── Supplied information ──

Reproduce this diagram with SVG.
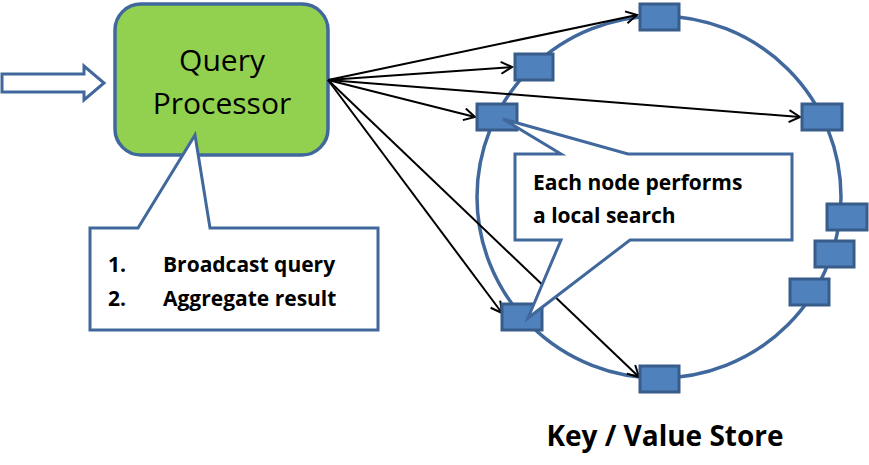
<svg xmlns="http://www.w3.org/2000/svg" width="869" height="465" viewBox="0 0 869 465">
<defs>
<marker id="ah" markerWidth="14" markerHeight="14" refX="12" refY="7" orient="auto" markerUnits="userSpaceOnUse">
<path d="M1,1 L12,7 L1,13" fill="none" stroke="#000" stroke-width="2"/>
</marker>
<style>
.n{fill:#4F81BD;stroke:#385D8A;stroke-width:3}
.c{fill:#fff;stroke:#41689C;stroke-width:3;stroke-linejoin:miter}
.a{stroke:#000;stroke-width:2;fill:none;marker-end:url(#ah)}
text{font-family:"Open Sans","Liberation Sans",sans-serif;fill:#000}
</style>
</defs>
<rect width="869" height="465" fill="#fff"/>
<g id="input-arrow"><path d="M2,74 H84 V66 L104,83 L84,100 V92 H2 Z" fill="#fff" stroke="#41689C" stroke-width="3"/></g>
<g id="ring"><ellipse cx="659" cy="197" rx="182" ry="181" fill="none" stroke="#41689C" stroke-width="3.5"/></g>
<g id="query-processor">
<rect x="115" y="4" width="213" height="151" rx="26" fill="#92D050" stroke="#41689C" stroke-width="3.5"/>
<text x="222" y="71" font-size="30" text-anchor="middle">Query</text>
<text x="222" y="114" font-size="30" text-anchor="middle">Processor</text>
</g>
<g id="callout-qp">
<path class="c" d="M90,228 H138 L195,135 L210,228 H378 V330 H90 Z"/>
<text x="108" y="272" font-size="21" font-weight="bold">1.</text>
<text x="163" y="272" font-size="21" font-weight="bold">Broadcast query</text>
<text x="108" y="306" font-size="21" font-weight="bold">2.</text>
<text x="163" y="306" font-size="21" font-weight="bold">Aggregate result</text>
</g>
<g id="connectors">
<line class="a" x1="328" y1="80" x2="637" y2="15"/>
<line class="a" x1="328" y1="80" x2="512" y2="67"/>
<line class="a" x1="328" y1="80" x2="800" y2="117"/>
<line class="a" x1="328" y1="80" x2="475" y2="117"/>
<line class="a" x1="328" y1="80" x2="502" y2="313"/>
<line class="a" x1="328" y1="80" x2="639" y2="377"/>
</g>
<g id="nodes">
<rect id="n1" class="n" x="640" y="4" width="39" height="26"/>
<rect id="n2" class="n" x="515" y="54" width="38" height="26"/>
<rect id="n3" class="n" x="477" y="104" width="40" height="26"/>
<rect id="n4" class="n" x="802" y="104" width="40" height="26"/>
<rect id="n5" class="n" x="827" y="204" width="40" height="26"/>
<rect id="n6" class="n" x="815" y="241" width="39" height="26"/>
<rect id="n7" class="n" x="790" y="279" width="39" height="26"/>
<rect id="n8" class="n" x="502" y="304" width="40" height="26"/>
<rect id="n9" class="n" x="640" y="366" width="39" height="26"/>
</g>
<g id="callout-node">
<path class="c" d="M515,154 H561 L503,119 L628,154 H792 V240 H630 L528,318 L561,240 H515 Z"/>
<text x="533" y="190" font-size="21" font-weight="bold">Each node performs</text>
<text x="533" y="223" font-size="21" font-weight="bold">a local search</text>
</g>
<g id="title"><text x="665" y="446" font-size="28" font-weight="bold" text-anchor="middle">Key / Value Store</text></g>
</svg>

───

Reproduce the listing word for word and omit its pictures.

Reproduce this diagram with SVG.
<svg xmlns="http://www.w3.org/2000/svg" width="869" height="465" viewBox="0 0 869 465">
<defs>
<marker id="ah" markerWidth="14" markerHeight="14" refX="12" refY="7" orient="auto" markerUnits="userSpaceOnUse">
<path d="M1,1 L12,7 L1,13" fill="none" stroke="#000" stroke-width="2"/>
</marker>
<style>
.n{fill:#4F81BD;stroke:#385D8A;stroke-width:3}
.c{fill:#fff;stroke:#41689C;stroke-width:3;stroke-linejoin:miter}
.a{stroke:#000;stroke-width:2;fill:none;marker-end:url(#ah)}
text{font-family:"Open Sans","Liberation Sans",sans-serif;fill:#000}
</style>
</defs>
<rect width="869" height="465" fill="#fff"/>
<g id="input-arrow"><path d="M2,74 H84 V66 L104,83 L84,100 V92 H2 Z" fill="#fff" stroke="#41689C" stroke-width="3"/></g>
<g id="ring"><ellipse cx="659" cy="197" rx="182" ry="181" fill="none" stroke="#41689C" stroke-width="3.5"/></g>
<g id="query-processor">
<rect x="115" y="4" width="213" height="151" rx="26" fill="#92D050" stroke="#41689C" stroke-width="3.5"/>
<text x="222" y="71" font-size="30" text-anchor="middle">Query</text>
<text x="222" y="114" font-size="30" text-anchor="middle">Processor</text>
</g>
<g id="callout-qp">
<path class="c" d="M90,228 H138 L195,135 L210,228 H378 V330 H90 Z"/>
<text x="108" y="272" font-size="21" font-weight="bold">1.</text>
<text x="163" y="272" font-size="21" font-weight="bold">Broadcast query</text>
<text x="108" y="306" font-size="21" font-weight="bold">2.</text>
<text x="163" y="306" font-size="21" font-weight="bold">Aggregate result</text>
</g>
<g id="connectors">
<line class="a" x1="328" y1="80" x2="637" y2="15"/>
<line class="a" x1="328" y1="80" x2="512" y2="67"/>
<line class="a" x1="328" y1="80" x2="800" y2="117"/>
<line class="a" x1="328" y1="80" x2="475" y2="117"/>
<line class="a" x1="328" y1="80" x2="502" y2="313"/>
<line class="a" x1="328" y1="80" x2="639" y2="377"/>
</g>
<g id="nodes">
<rect id="n1" class="n" x="640" y="4" width="39" height="26"/>
<rect id="n2" class="n" x="515" y="54" width="38" height="26"/>
<rect id="n3" class="n" x="477" y="104" width="40" height="26"/>
<rect id="n4" class="n" x="802" y="104" width="40" height="26"/>
<rect id="n5" class="n" x="827" y="204" width="40" height="26"/>
<rect id="n6" class="n" x="815" y="241" width="39" height="26"/>
<rect id="n7" class="n" x="790" y="279" width="39" height="26"/>
<rect id="n8" class="n" x="502" y="304" width="40" height="26"/>
<rect id="n9" class="n" x="640" y="366" width="39" height="26"/>
</g>
<g id="callout-node">
<path class="c" d="M515,154 H561 L503,119 L628,154 H792 V240 H630 L528,318 L561,240 H515 Z"/>
<text x="533" y="190" font-size="21" font-weight="bold">Each node performs</text>
<text x="533" y="223" font-size="21" font-weight="bold">a local search</text>
</g>
<g id="title"><text x="665" y="446" font-size="28" font-weight="bold" text-anchor="middle">Key / Value Store</text></g>
</svg>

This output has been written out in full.